Hell, a lotta nights I SPILL more than five alcoholic beverages.

But no, they are concerned that athletic attendance is on the decline. Well, athletic attendance nationwide is declining. I think the greed of the athletes, sports teams and institutions have turned a lot of people off to the idea of athletics. Now we also have this "new sobriety." In colleges across the country, administrations are beginning to think that the point of the sports contest is to marvel at the sheer athletic achievement.

Hint to the administration: When we said that, we were lying.

We go to athletic events for the same reason we go to the bar: to catch a buzz and maybe see someone get their ass kicked. We don't really relish seeing someone is 100 times as in the shape as we will ever be exhibiting feats of strength and agility that we will never get near in our lifetime. That is just not part of human nature.

Then there is the fact that if you have an IQ in three digits, sports are really dumb when you are sober.

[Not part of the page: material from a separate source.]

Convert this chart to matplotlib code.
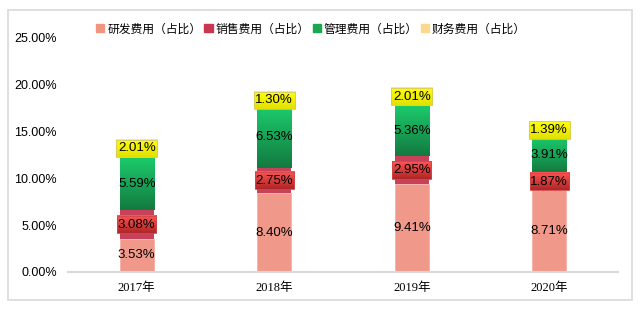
import numpy as np
import matplotlib
matplotlib.use('Agg')
import matplotlib.pyplot as plt
from matplotlib.colors import to_rgb
from matplotlib.patches import Rectangle, Patch

plt.rcParams['font.family'] = ['Liberation Sans', 'Noto Sans CJK SC']

# 数据（单位：%）
years = ['2017年', '2018年', '2019年', '2020年']
rd = [3.53, 8.40, 9.41, 8.71]        # 研发费用
sales = [3.08, 2.75, 2.95, 1.87]     # 销售费用
admin = [5.59, 6.53, 5.36, 3.91]     # 管理费用
finance = [2.01, 1.30, 2.01, 1.39]   # 财务费用
series_names = ['研发费用（占比）', '销售费用（占比）', '管理费用（占比）', '财务费用（占比）']
yticks = [0, 5, 10, 15, 20, 25]


def gradient_rect(ax, x0, y0, w, h, c_top, c_bot, z, edge=None):
    top = np.array(to_rgb(c_top))
    bot = np.array(to_rgb(c_bot))
    t = np.linspace(0, 1, 64)[:, None]
    img = (bot * (1 - t) + top * t)[:, None, :]
    ax.imshow(img, extent=(x0, x0 + w, y0, y0 + h), origin='lower',
              aspect='auto', zorder=z, interpolation='bilinear')
    if edge:
        ax.add_patch(Rectangle((x0, y0), w, h, fill=False, ec=edge, lw=0.6, zorder=z + 0.1))


fig = plt.figure(figsize=(6.4, 3.09), dpi=100)
fig.patches.append(Rectangle((8 / 640, 9 / 309), 624 / 640, 290 / 309, transform=fig.transFigure,
                             fill=False, ec='#D9D9D9', lw=1.2))
ax = fig.add_axes([68 / 640, 37 / 309, 550 / 640, 234 / 309])

x = np.arange(len(years))
bw = 0.25
rd_a, sa_a, ad_a, fi_a = map(np.array, (rd, sales, admin, finance))

ax.bar(x, rd_a, bw, color='#F0998A', ec='#F5B0A2', lw=0.6, zorder=2)
ax.bar(x, sa_a, bw, bottom=rd_a, color='#C8415A', zorder=2)
b2 = rd_a + sa_a
for i in range(len(x)):
    gradient_rect(ax, x[i] - bw / 2, b2[i], bw, ad_a[i], '#1CCB6C', '#137A40', 2)
b3 = b2 + ad_a
ax.bar(x, fi_a, bw, bottom=b3, color='#FFD88F', zorder=2)

# 数据标签
bh = 1.85
for i in range(len(x)):
    ax.text(x[i], rd_a[i] / 2, f'{rd[i]:.2f}%', ha='center', va='center', fontsize=9.5, zorder=5)
    cy = rd_a[i] + sa_a[i] / 2
    gradient_rect(ax, x[i] - 0.143, cy - bh / 2, 0.286, bh, '#FF5555', '#B02525', 3.5, edge='#D04848')
    ax.text(x[i], cy, f'{sales[i]:.2f}%', ha='center', va='center', fontsize=9.5, zorder=5)
    ax.text(x[i], b2[i] + ad_a[i] / 2, f'{admin[i]:.2f}%', ha='center', va='center', fontsize=9.5, zorder=5)
    cy = b3[i] + fi_a[i] / 2
    gradient_rect(ax, x[i] - 0.15, cy - bh / 2, 0.3, bh, '#FFFF10', '#E2E000', 3.5, edge='#D8C860')
    ax.text(x[i], cy, f'{finance[i]:.2f}%', ha='center', va='center', fontsize=9.5, zorder=5)

ax.set_xlim(-0.5, len(years) - 0.5)
ax.set_ylim(0, 25)
ax.set_yticks(yticks)
ax.set_yticklabels([f'{v:.2f}%' for v in yticks], fontsize=9)
ax.set_xticks(x)
ax.set_xticklabels(years, fontsize=9, family=['Liberation Serif', 'Noto Sans CJK SC'])
ax.tick_params(axis='both', length=0)
ax.tick_params(axis='y', pad=8)
ax.tick_params(axis='x', pad=7)
for s in ['top', 'right', 'left']:
    ax.spines[s].set_visible(False)
ax.spines['bottom'].set_color('#D9D9D9')
ax.spines['bottom'].set_linewidth(1.5)

handles = [Patch(color=c) for c in ['#F0957F', '#C8374F', '#19A84F', '#FFD88F']]
fig.legend(handles, series_names, loc='center', bbox_to_anchor=(0.486, 0.905), ncol=4,
           frameon=False, fontsize=8.5, handlelength=0.7, handleheight=0.7,
           handletextpad=0.25, columnspacing=0.25)

fig.savefig('out.png', dpi=100)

Maybe the Internet and cable are partly to blame. It seems rather provincial to take any interest in some fourth-rate campus team in some uncomfortable bleacher when we can see the best athletes in the whole world in the comfort of our own room. If we must take an interest in local events - we can check out the scores on the web.

This University -- like most universities in the country -- have a great deal invested in athletics. For many decades, the way to get students interested in the university and keep them interested in the university after they have graduated (and can join the university's alumni association) was to turn them into fans of the university's athletic teams. Athletics were a way for the university to reach out to people in the community in hopes that they would become financial supporters of the university.

Considering the decline in interest in athletics, a wise university administration will find a new way to reach out to future alumni in a way that will keep them involved with the university after they have graduated - not extort students into paying admission to watch the beating of a dead horse.

Now, if you'll excuse me - I only have 45 minutes to get drunk before Regis's game show comes on.